L’isola, incanto di morbida lana di greggi illuminati dal sole che tutto governa e rischiara e dà vita all’erba e ai fiori del prato, che attendono la pioggia per dissetarsi e cantare l’inno delle piccole cose al Creato che,  immenso, sorride. 
Muro come pentagramma, la seconda fiaba di silenziose note su cui si posano corolle dischiuse di abiti che rendono omaggio alle donne di tutte le età e di tutti i luoghi abitati della terra.
E la femminilità, mortificata nel nero del lutto antico e dell’antico pianto, esplode di colori e di audacia con rosse bocche che rivendicano baci  mai dati e mai ricevuti.
Carezze di nuova giovinezza esibita e mai più sepolta o ignorata.  
La fiaba più lunga è scritta, nelle infinite rughe arate dal tempo, sul volto di ieri che si leviga di giovinezza in una fotografia dei suoi vent’anni appena, e sa di millenaria poesia che mai conoscerà tramonto. Come le ali immense dell’aquila reale che il solitario amante delle vette ardite, in un groviglio di tarlate rocce e di cielo frastagliato d’ali e di rami in gara con il vento, sfida per sapere la verità sulla paura arresa alla forza del mistero che quel volo immenso scrive, e canta alla vita. E i piani temporali si sovrappongono, si sfaldano, si rincorrono, si ricompongono in un tempo che non ha calendari.

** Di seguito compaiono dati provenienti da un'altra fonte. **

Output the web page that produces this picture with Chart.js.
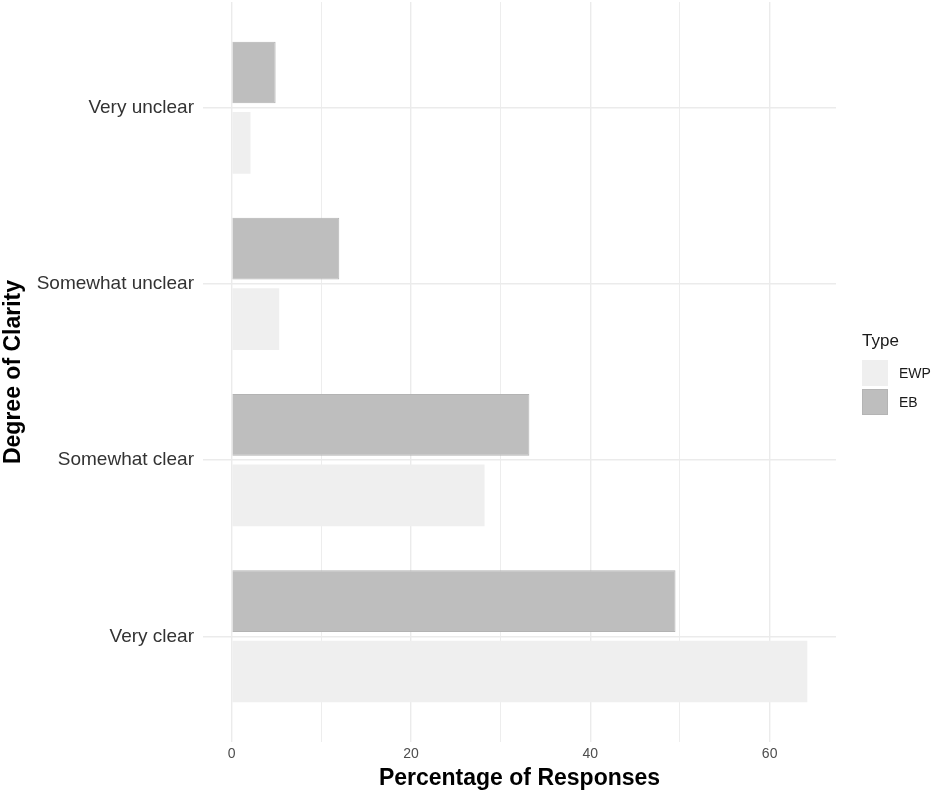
<!DOCTYPE html>
<html lang="en">
<head>
  <meta charset="UTF-8">
  <title>Degree of Clarity</title>
  <style>
    body {
      margin: 0;
      background: #fff;
      font-family: 'Liberation Sans', Arial, sans-serif;
    }
    .wrap {
      position: relative;
      width: 935px;
      height: 794px;
    }
    .legend {
      position: absolute;
      left: 862px;
      top: 330px;
      color: #1a1a1a;
    }
    .legend-title {
      font-size: 17px;
      line-height: 22px;
      margin-bottom: 6px;
    }
    .legend-row {
      display: flex;
      align-items: center;
      height: 29px;
      font-size: 14px;
    }
    .key {
      width: 26px;
      height: 26px;
      margin-right: 11px;
      box-sizing: border-box;
    }
  </style>
</head>
<body>
  <div class="wrap">
    <canvas id="chart"></canvas>
    <div class="legend">
      <div class="legend-title">Type</div>
      <div class="legend-row"><div class="key" style="background:#efefef"></div>EWP</div>
      <div class="legend-row"><div class="key" style="background:#bebebe;border:1px solid #b4b4b4"></div>EB</div>
    </div>
  </div>

  <script src="https://cdn.jsdelivr.net/npm/chart.js@4.4.1/dist/chart.umd.min.js"></script>
  <script>
    const categories = ['Very unclear', 'Somewhat unclear', 'Somewhat clear', 'Very clear'];
    const ebValues = [4.9, 12.0, 33.2, 49.5];
    const ewpValues = [2.1, 5.3, 28.2, 64.2];
    const xMin = -3.2;
    const xMax = 67.4;

    const font = "'Liberation Sans', Arial, sans-serif";

    new Chart(document.getElementById('chart').getContext('2d'), {
      type: 'bar',
      data: {
        labels: categories,
        datasets: [
          {
            label: 'EB',
            data: ebValues,
            backgroundColor: '#bebebe',
            borderColor: '#b3b3b3',
            borderWidth: 1,
            categoryPercentage: 0.8,
            barPercentage: 0.875
          },
          {
            label: 'EWP',
            data: ewpValues,
            backgroundColor: '#efefef',
            borderWidth: 0,
            categoryPercentage: 0.8,
            barPercentage: 0.875
          }
        ]
      },
      options: {
        indexAxis: 'y',
        responsive: true,
        maintainAspectRatio: false,
        animation: false,
        layout: { padding: { left: 0, right: 99, top: 2, bottom: 0 } },
        plugins: {
          legend: { display: false },
          tooltip: { enabled: false }
        },
        scales: {
          x: {
            min: xMin,
            max: xMax,
            border: { display: false },
            grid: {
              color: '#ebebeb',
              drawTicks: false,
              lineWidth: ctx => (ctx.tick && ctx.tick.value % 20 === 0) ? 1.4 : 0.9
            },
            ticks: {
              stepSize: 10,
              includeBounds: false,
              padding: 4,
              color: '#4d4d4d',
              font: { family: font, size: 14 },
              callback: v => (v % 20 === 0 ? v : '')
            },
            title: {
              display: true,
              text: 'Percentage of Responses',
              color: '#000',
              font: { family: font, size: 23, weight: 'bold' },
              padding: { top: 0, bottom: 2 }
            },
            afterFit: scale => { scale.height = 52; }
          },
          y: {
            border: { display: false },
            grid: {
              color: '#ebebeb',
              lineWidth: 1.4,
              offset: false,
              drawTicks: false
            },
            ticks: {
              padding: 9,
              color: '#333',
              font: { family: font, size: 19 }
            },
            title: {
              display: true,
              text: 'Degree of Clarity',
              color: '#000',
              font: { family: font, size: 23, weight: 'bold' },
              padding: { top: 0, bottom: 0 }
            },
            // widen the discrete range a little (0.6 of a category each side)
            afterBuildTicks: scale => {
              scale._startValue -= 0.1;
              scale._valueRange += 0.2;
            },
            afterFit: scale => {
              scale.width = 203;
              scale.paddingTop = 0;
              scale.paddingBottom = 0;
            }
          }
        }
      }
    });
  </script>
</body>
</html>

E i cunicoli bui che s’inabissano nel ventre misterioso di una razza che ha sangue di mille razze di guerrieri e uccellatori e le geometriche guglie che fendono il cristallo intatto della volta celeste sono lame a ferirlo mentre s’innalzano in bianca preghiera a raggiungere il sogno di Dio che in questa terra incontra la sua orma.

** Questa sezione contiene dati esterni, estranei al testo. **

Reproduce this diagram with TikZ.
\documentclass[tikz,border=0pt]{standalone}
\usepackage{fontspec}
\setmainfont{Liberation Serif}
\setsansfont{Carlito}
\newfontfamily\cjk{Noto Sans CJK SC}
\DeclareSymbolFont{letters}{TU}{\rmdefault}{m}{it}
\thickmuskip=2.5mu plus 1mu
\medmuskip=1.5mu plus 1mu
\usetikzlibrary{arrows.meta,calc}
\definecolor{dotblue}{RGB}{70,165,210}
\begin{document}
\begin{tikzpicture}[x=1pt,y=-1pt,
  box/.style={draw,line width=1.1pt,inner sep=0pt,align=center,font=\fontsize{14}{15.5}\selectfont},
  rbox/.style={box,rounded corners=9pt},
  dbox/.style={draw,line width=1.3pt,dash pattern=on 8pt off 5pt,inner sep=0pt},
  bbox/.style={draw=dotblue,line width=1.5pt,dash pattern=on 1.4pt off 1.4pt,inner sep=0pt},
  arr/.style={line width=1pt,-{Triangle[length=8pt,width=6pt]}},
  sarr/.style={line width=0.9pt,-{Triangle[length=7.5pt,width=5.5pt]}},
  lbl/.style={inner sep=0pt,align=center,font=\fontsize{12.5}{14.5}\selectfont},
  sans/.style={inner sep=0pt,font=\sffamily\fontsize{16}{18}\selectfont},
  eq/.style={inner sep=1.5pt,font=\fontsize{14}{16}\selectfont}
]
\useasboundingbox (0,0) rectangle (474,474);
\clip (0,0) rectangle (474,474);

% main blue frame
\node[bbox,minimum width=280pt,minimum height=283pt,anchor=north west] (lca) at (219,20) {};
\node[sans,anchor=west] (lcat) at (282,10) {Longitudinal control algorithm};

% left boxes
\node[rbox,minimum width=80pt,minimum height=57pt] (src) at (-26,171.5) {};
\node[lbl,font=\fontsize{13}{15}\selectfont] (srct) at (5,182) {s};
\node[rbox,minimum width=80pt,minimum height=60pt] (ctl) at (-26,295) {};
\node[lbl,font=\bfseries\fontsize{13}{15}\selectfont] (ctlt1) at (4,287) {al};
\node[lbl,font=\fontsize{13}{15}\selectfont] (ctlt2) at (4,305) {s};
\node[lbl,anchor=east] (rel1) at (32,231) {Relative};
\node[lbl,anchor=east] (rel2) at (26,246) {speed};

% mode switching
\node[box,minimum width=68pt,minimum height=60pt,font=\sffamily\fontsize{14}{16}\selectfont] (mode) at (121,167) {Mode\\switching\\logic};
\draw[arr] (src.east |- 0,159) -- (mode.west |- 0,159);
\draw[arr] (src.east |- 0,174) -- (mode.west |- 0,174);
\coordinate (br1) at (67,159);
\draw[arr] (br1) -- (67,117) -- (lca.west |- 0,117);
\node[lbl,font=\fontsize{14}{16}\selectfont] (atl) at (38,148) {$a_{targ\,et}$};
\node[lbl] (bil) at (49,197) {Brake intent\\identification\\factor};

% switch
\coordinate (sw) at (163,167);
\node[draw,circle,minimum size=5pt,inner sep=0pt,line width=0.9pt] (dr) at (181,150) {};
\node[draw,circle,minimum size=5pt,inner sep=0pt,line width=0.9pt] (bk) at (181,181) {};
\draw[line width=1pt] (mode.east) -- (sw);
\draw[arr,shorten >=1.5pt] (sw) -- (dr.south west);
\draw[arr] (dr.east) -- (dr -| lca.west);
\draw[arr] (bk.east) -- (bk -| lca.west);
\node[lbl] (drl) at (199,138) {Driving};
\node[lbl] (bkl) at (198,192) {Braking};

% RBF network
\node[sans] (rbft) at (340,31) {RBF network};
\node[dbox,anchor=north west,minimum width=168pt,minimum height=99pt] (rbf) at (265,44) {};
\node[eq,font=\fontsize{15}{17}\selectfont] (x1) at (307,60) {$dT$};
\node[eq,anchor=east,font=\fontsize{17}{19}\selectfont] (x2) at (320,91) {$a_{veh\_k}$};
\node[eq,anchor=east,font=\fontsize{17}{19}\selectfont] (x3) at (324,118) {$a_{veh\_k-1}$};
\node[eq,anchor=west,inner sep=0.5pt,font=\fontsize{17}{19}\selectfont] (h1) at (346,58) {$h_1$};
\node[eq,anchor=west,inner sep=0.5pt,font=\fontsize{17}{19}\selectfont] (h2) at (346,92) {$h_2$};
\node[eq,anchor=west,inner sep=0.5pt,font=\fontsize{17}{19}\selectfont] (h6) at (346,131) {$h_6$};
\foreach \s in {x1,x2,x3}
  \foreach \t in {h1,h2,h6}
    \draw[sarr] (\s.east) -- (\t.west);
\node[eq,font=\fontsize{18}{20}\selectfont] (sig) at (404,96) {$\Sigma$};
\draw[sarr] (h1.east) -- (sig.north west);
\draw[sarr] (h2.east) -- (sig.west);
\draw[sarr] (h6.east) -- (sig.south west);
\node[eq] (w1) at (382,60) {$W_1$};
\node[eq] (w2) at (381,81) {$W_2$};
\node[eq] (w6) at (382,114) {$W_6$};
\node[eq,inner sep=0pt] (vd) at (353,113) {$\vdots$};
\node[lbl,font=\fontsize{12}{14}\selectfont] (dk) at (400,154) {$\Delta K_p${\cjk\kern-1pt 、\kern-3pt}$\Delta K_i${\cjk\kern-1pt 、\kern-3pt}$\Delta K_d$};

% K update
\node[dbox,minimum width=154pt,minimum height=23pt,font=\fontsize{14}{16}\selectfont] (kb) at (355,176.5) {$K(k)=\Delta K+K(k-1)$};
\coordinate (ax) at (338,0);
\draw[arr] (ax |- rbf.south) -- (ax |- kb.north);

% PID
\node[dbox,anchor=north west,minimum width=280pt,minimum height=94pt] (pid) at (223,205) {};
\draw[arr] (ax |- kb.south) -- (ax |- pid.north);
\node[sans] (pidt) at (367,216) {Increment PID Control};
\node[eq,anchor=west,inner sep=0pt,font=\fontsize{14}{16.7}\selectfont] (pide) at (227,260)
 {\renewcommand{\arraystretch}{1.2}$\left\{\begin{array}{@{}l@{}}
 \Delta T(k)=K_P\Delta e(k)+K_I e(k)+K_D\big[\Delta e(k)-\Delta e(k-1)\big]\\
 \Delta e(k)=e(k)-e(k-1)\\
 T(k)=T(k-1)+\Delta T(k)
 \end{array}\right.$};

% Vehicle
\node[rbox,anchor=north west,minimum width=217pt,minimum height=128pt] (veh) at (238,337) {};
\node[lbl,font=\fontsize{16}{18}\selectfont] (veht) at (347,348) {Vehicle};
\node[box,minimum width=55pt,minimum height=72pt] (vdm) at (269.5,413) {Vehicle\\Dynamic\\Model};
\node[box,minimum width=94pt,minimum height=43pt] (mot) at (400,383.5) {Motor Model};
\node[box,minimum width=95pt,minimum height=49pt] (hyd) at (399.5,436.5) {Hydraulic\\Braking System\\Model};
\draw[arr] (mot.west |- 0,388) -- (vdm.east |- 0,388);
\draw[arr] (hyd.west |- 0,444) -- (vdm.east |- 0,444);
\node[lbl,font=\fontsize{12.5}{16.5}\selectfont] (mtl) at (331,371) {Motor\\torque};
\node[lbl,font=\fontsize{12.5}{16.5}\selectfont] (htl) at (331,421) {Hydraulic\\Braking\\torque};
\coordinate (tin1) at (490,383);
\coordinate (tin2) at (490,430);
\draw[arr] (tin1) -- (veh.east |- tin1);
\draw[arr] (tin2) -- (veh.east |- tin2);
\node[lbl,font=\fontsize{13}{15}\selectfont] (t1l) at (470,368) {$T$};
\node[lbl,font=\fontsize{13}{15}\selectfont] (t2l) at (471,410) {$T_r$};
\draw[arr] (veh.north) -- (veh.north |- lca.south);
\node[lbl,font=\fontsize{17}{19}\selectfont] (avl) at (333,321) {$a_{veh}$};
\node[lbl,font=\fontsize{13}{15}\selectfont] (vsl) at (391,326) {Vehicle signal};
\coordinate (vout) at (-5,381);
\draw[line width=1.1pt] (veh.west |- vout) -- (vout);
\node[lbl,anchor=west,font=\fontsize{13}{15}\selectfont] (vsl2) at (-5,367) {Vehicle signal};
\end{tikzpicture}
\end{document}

In un piccolo cerchio di acque, prive di orizzonti altri, svetta l’“Idea” che si fa nuvola e si moltiplica nel suo andare senza ostacoli e senza disciplina a produrre meraviglie, come la corsa dei piedi scalzi che ora tornano tornano tornano perché dall’isola ognuno ha mente di andare lontano e cuore di ritornare: è qui che canta la pietra, qui “urla e biancheggia il mare”, qui si eternano la bellezza e la volontà degli uomini a eternarla in un ritrovarsi, alla fine del rito vestito di bianco, in lacrime e abbracci di abbandono a quel volersi bene che è un riconoscersi e un appartenersi.
E tutto vive e palpita (immagini suoni rumori nenie e canti e incanti e natura e sfondo musicale dolcissimo e  parole di favola antica e sempre nuova), nello splendore sapiente del film “Le favole iniziano a Cabras”, di un figlio giovanissimo della mia terra, Raffaello Fusaro, che ringrazio perché mi ha permesso di vivere con lui, e con tutti i coprotagonisti di questo viaggio fantastico, la Poesia selvaggia della campagna sarda, umile e appassionata terra di Arte e di spazi incontaminati pur nell’avanzare della civiltà tecnologica contemporanea, senza dimenticare la poesia forse meno tumultuosa, ma altrettanto magica, del nostro Sud nutrito da sempre con fiabe sole creatività fantasia immaginazione visionarietà amore.
E stelle come soli catturati nelle mani da far esplodere a migliaia. Raffaello ne è la conferma.